━━━ Material provided

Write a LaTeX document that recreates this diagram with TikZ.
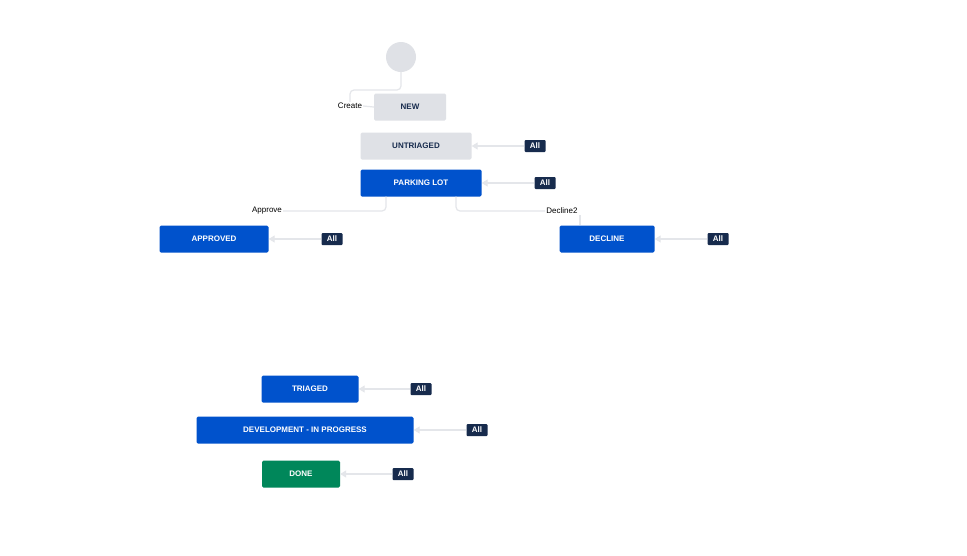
\documentclass[tikz,border=0pt]{standalone}
\usepackage{fontspec}
\setmainfont{Liberation Sans}
\usetikzlibrary{arrows.meta}
\definecolor{jblue}{HTML}{0052CC}
\definecolor{jgray}{HTML}{DFE1E6}
\definecolor{jgreen}{HTML}{00875A}
\definecolor{jnavy}{HTML}{172B4D}
\definecolor{jline}{HTML}{E4E6EA}
\tikzset{
 st/.style={rounded corners=1.5pt,minimum height=27pt,font=\bfseries\fontsize{8}{9}\selectfont,inner sep=0pt},
 bluest/.style={st,fill=jblue,text=white},
 grayst/.style={st,fill=jgray,text=jnavy},
 greenst/.style={st,fill=jgreen,text=white},
 allb/.style={fill=jnavy,text=white,rounded corners=1pt,font=\bfseries\fontsize{8}{9}\selectfont,inner sep=1.5pt,minimum width=21pt,minimum height=12pt},
 lbl/.style={font=\fontsize{8}{9}\selectfont,text=black,inner sep=1pt},
 conn/.style={draw=jline,line width=1.2pt,rounded corners=4pt},
 arr/.style={conn,-{Triangle[length=6pt,width=7pt]}}
}
\begin{document}
\begin{tikzpicture}[x=1pt,y=-1pt]
\useasboundingbox[fill=white] (0,0) rectangle (967,555);
\node[circle,fill=jgray,minimum size=30pt,inner sep=0pt] (start) at (401,57) {};
\node[grayst,minimum width=72pt] (new) at (410,107) {NEW};
\node[lbl] (create) at (350,106) {Create};
\node[grayst,minimum width=111pt] (untr) at (416,146) {UNTRIAGED};
\node[bluest,minimum width=121pt] (park) at (421,183) {PARKING LOT};
\node[bluest,minimum width=109pt] (appr) at (214,239) {APPROVED};
\node[bluest,minimum width=95pt] (decl) at (607,239) {DECLINE};
\node[lbl] (approve) at (267,211) {Approve};
\node[lbl] (decl2) at (562,211) {Decline2};
\node[bluest,minimum width=97pt] (tri) at (310,389) {TRIAGED};
\node[bluest,minimum width=217pt] (dev) at (305,430) {DEVELOPMENT - IN PROGRESS};
\node[greenst,minimum width=78pt] (done) at (301,474) {DONE};
\node[allb] (a1) at (535,146) {All};
\node[allb] (a2) at (545,183) {All};
\node[allb] (a3) at (332,239) {All};
\node[allb] (a4) at (718,239) {All};
\node[allb] (a5) at (421,389) {All};
\node[allb] (a6) at (477,430) {All};
\node[allb] (a7) at (403,474) {All};
\draw[conn] (start.south) |- (350,90) -- (create.north -| 350,0);
\draw[conn] (create.east) -- (new.west);
\draw[conn] (park.south -| 386,0) |- (approve.east);
\draw[conn] (park.south -| 456,0) |- (decl2.west);
\draw[conn] (decl2.south -| 580,0) -- (decl.north -| 580,0);
\foreach \a/\s in {a1/untr,a2/park,a3/appr,a4/decl,a5/tri,a6/dev,a7/done}
 \draw[arr] (\a.west) -- (\s.east);
\end{tikzpicture}
\end{document}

━━━━━━

## Stated goal
Make an exact copy of the data, leaving its pictures out.

## Exercise output
Write a LaTeX document that recreates this diagram with TikZ.
\documentclass[tikz,border=0pt]{standalone}
\usepackage{fontspec}
\setmainfont{Liberation Sans}
\usetikzlibrary{arrows.meta}
\definecolor{jblue}{HTML}{0052CC}
\definecolor{jgray}{HTML}{DFE1E6}
\definecolor{jgreen}{HTML}{00875A}
\definecolor{jnavy}{HTML}{172B4D}
\definecolor{jline}{HTML}{E4E6EA}
\tikzset{
 st/.style={rounded corners=1.5pt,minimum height=27pt,font=\bfseries\fontsize{8}{9}\selectfont,inner sep=0pt},
 bluest/.style={st,fill=jblue,text=white},
 grayst/.style={st,fill=jgray,text=jnavy},
 greenst/.style={st,fill=jgreen,text=white},
 allb/.style={fill=jnavy,text=white,rounded corners=1pt,font=\bfseries\fontsize{8}{9}\selectfont,inner sep=1.5pt,minimum width=21pt,minimum height=12pt},
 lbl/.style={font=\fontsize{8}{9}\selectfont,text=black,inner sep=1pt},
 conn/.style={draw=jline,line width=1.2pt,rounded corners=4pt},
 arr/.style={conn,-{Triangle[length=6pt,width=7pt]}}
}
\begin{document}
\begin{tikzpicture}[x=1pt,y=-1pt]
\useasboundingbox[fill=white] (0,0) rectangle (967,555);
\node[circle,fill=jgray,minimum size=30pt,inner sep=0pt] (start) at (401,57) {};
\node[grayst,minimum width=72pt] (new) at (410,107) {NEW};
\node[lbl] (create) at (350,106) {Create};
\node[grayst,minimum width=111pt] (untr) at (416,146) {UNTRIAGED};
\node[bluest,minimum width=121pt] (park) at (421,183) {PARKING LOT};
\node[bluest,minimum width=109pt] (appr) at (214,239) {APPROVED};
\node[bluest,minimum width=95pt] (decl) at (607,239) {DECLINE};
\node[lbl] (approve) at (267,211) {Approve};
\node[lbl] (decl2) at (562,211) {Decline2};
\node[bluest,minimum width=97pt] (tri) at (310,389) {TRIAGED};
\node[bluest,minimum width=217pt] (dev) at (305,430) {DEVELOPMENT - IN PROGRESS};
\node[greenst,minimum width=78pt] (done) at (301,474) {DONE};
\node[allb] (a1) at (535,146) {All};
\node[allb] (a2) at (545,183) {All};
\node[allb] (a3) at (332,239) {All};
\node[allb] (a4) at (718,239) {All};
\node[allb] (a5) at (421,389) {All};
\node[allb] (a6) at (477,430) {All};
\node[allb] (a7) at (403,474) {All};
\draw[conn] (start.south) |- (350,90) -- (create.north -| 350,0);
\draw[conn] (create.east) -- (new.west);
\draw[conn] (park.south -| 386,0) |- (approve.east);
\draw[conn] (park.south -| 456,0) |- (decl2.west);
\draw[conn] (decl2.south -| 580,0) -- (decl.north -| 580,0);
\foreach \a/\s in {a1/untr,a2/park,a3/appr,a4/decl,a5/tri,a6/dev,a7/done}
 \draw[arr] (\a.west) -- (\s.east);
\end{tikzpicture}
\end{document}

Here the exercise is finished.